March 4, 2020 / 1:22 AM / a month ago

Venezuela moves to seize shipping agents' assets over debts to PDVSA -sources, document

MEXICO CITY/CARACAS, March 3 (Reuters) - Venezuela’s judiciary has moved to seize the assets of six private shipping agencies over debts to state oil company Petroleos de Venezuela (PDVSA), according to a document seen by Reuters and two people with knowledge of the matter.

Port and shipping agencies, working on behalf of PDVSA’s customers or fuel suppliers, pay the state-run firm for the use of oil terminals that it owns. The agencies also pay fees to Venezuela’s INEA maritime authority for services like anchorage and tugboats.

According to an internal INEA document seen by Reuters dated Feb. 17, a Caracas criminal court decreed the seizure of assets belonging to the six agencies for alleged “misappropriation” of funds, harming PDVSA. The letter did not state how much money the agencies owed PDVSA.

It was not immediately clear who had requested the asset seizure.

The move marked another potential obstacle to Venezuela’s oil exports, which have been affected by U.S. sanctions on PDVSA as well as years of underinvestment and mismanagement at the cash-strapped company. OPEC-member Venezuela is undergoing a severe economic crisis, marked by persistent hyperinflation.

In the weeks since the letter was sent, intelligence police have conducted raids on several of the private shipping agencies, taking documents and computers with them, according to the people, who spoke on condition of anonymity.

Neither PDVSA, INEA, nor Venezuela’s oil ministry immediately responded to requests for comment.

Since the U.S. imposed sanctions on PDVSA last year in a bid to oust socialist President Nicolas Maduro, shipping agencies have been reluctant to carry out transfers to PDVSA’s bank accounts for fear of running afoul of restrictions on dealing with the entity, the people said.

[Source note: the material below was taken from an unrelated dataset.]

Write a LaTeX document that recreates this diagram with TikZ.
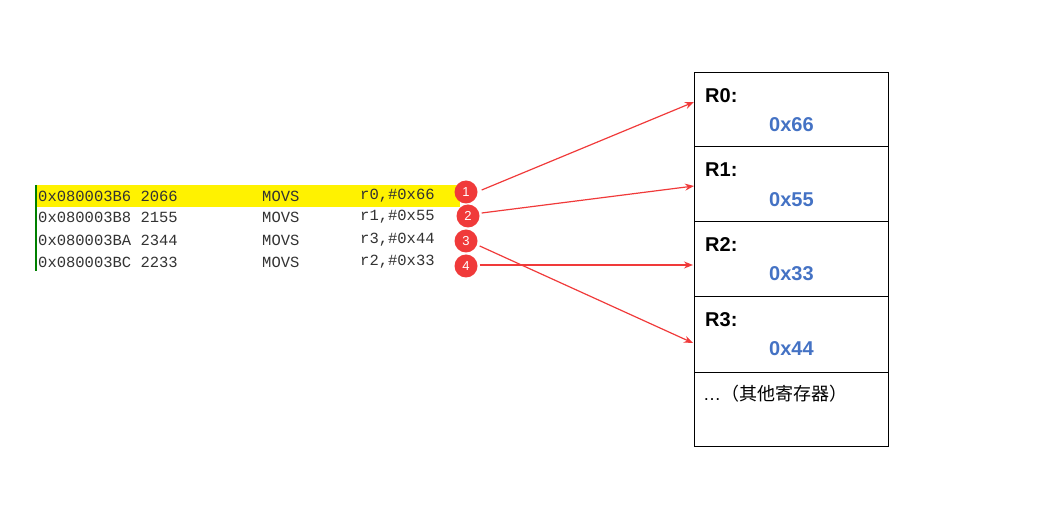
\documentclass[tikz,border=0pt]{standalone}
\usepackage{fontspec}
\setmainfont{Liberation Sans}
\newfontfamily\codefont{Liberation Mono}
\newfontfamily\cjk{Noto Sans CJK SC}
\usetikzlibrary{arrows.meta}
\definecolor{arr}{HTML}{F03A3A}
\definecolor{val}{HTML}{4472C4}
\begin{document}
\begin{tikzpicture}[x=1pt,y=-1pt,
 code/.style={anchor=west,inner sep=0,font=\codefont\fontsize{15.5}{16}\selectfont,text=black!80},
 num/.style={circle,fill=arr,text=white,minimum size=23pt,inner sep=0,font=\fontsize{13}{14}\selectfont},
 reg/.style={anchor=west,inner sep=0,font=\bfseries\fontsize{20}{22}\selectfont},
 val/.style={anchor=west,inner sep=0,text=val,font=\bfseries\fontsize{20}{22}\selectfont},
 conn/.style={draw=arr,line width=1.2pt,-{Stealth[length=9pt,width=7pt]}}]
\useasboundingbox (0,0) rectangle (1049,510);
\fill[yellow] (36,185) rectangle (460,207);
\draw[green!50!black,line width=1.5pt] (36,185) -- (36,271);
\foreach \y/\a/\b/\c [count=\i] in {196/0x080003B6 2066/r0,\#0x66, 217/0x080003B8 2155/r1,\#0x55, 240/0x080003BA 2344/r3,\#0x44, 262/0x080003BC 2233/r2,\#0x33}{}
\node[code] (c1a) at (38,196) {0x080003B6 2066}; \node[code] at (262,196) {MOVS}; \node[code] at (360,196) {r0,\#0x66};
\node[code] (c2a) at (38,217) {0x080003B8 2155}; \node[code] at (262,217) {MOVS}; \node[code] at (360,217) {r1,\#0x55};
\node[code] (c3a) at (38,240) {0x080003BA 2344}; \node[code] at (262,240) {MOVS}; \node[code] at (360,240) {r3,\#0x44};
\node[code] (c4a) at (38,262) {0x080003BC 2233}; \node[code] at (262,262) {MOVS}; \node[code] at (360,262) {r2,\#0x33};
\node[num] (n1) at (466,192) {1};
\node[num] (n2) at (468,216) {2};
\node[num] (n3) at (466,241) {3};
\node[num] (n4) at (466,266) {4};
\draw[line width=1pt] (694,73) rectangle (888,446);
\foreach \y in {147,222,297,372} \draw[line width=1pt] (694,\y) -- (888,\y);
\coordinate (t0) at (694,102); \coordinate (t1) at (694,186);
\coordinate (t2) at (693,265); \coordinate (t3) at (693,343);
\node[reg] at (705,96) {R0:}; \node[val] at (769,125) {0x66};
\node[reg] at (705,170) {R1:}; \node[val] at (769,200) {0x55};
\node[reg] at (705,245) {R2:}; \node[val] at (769,274) {0x33};
\node[reg] at (705,320) {R3:}; \node[val] at (769,349) {0x44};
\node[anchor=west,inner sep=0,font=\fontsize{18}{20}\selectfont] at (703,394) {…\cjk（其他寄存器）};
\draw[conn] (n1.east) ++(4,-2) -- (t0);
\draw[conn] (n2.east) ++(2,-3) -- (t1);
\draw[conn] (n3.east) ++(2,5) -- (t3);
\draw[conn] (n4.east) ++(2,-1) -- (t2);
\end{tikzpicture}
\end{document}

Several attempted transfers have also been returned by banks, while some PDVSA customers are themselves wary of transferring money to the company’s accounts to pay for basic shipping services and fees.

That has been a major contributor to the growing pile of debt, the people said. In addition, PDVSA - whose PDV Marina unit has its own fleet of tankers which handle mostly domestic shipments - is itself behind on payments to the agencies for services for its ships.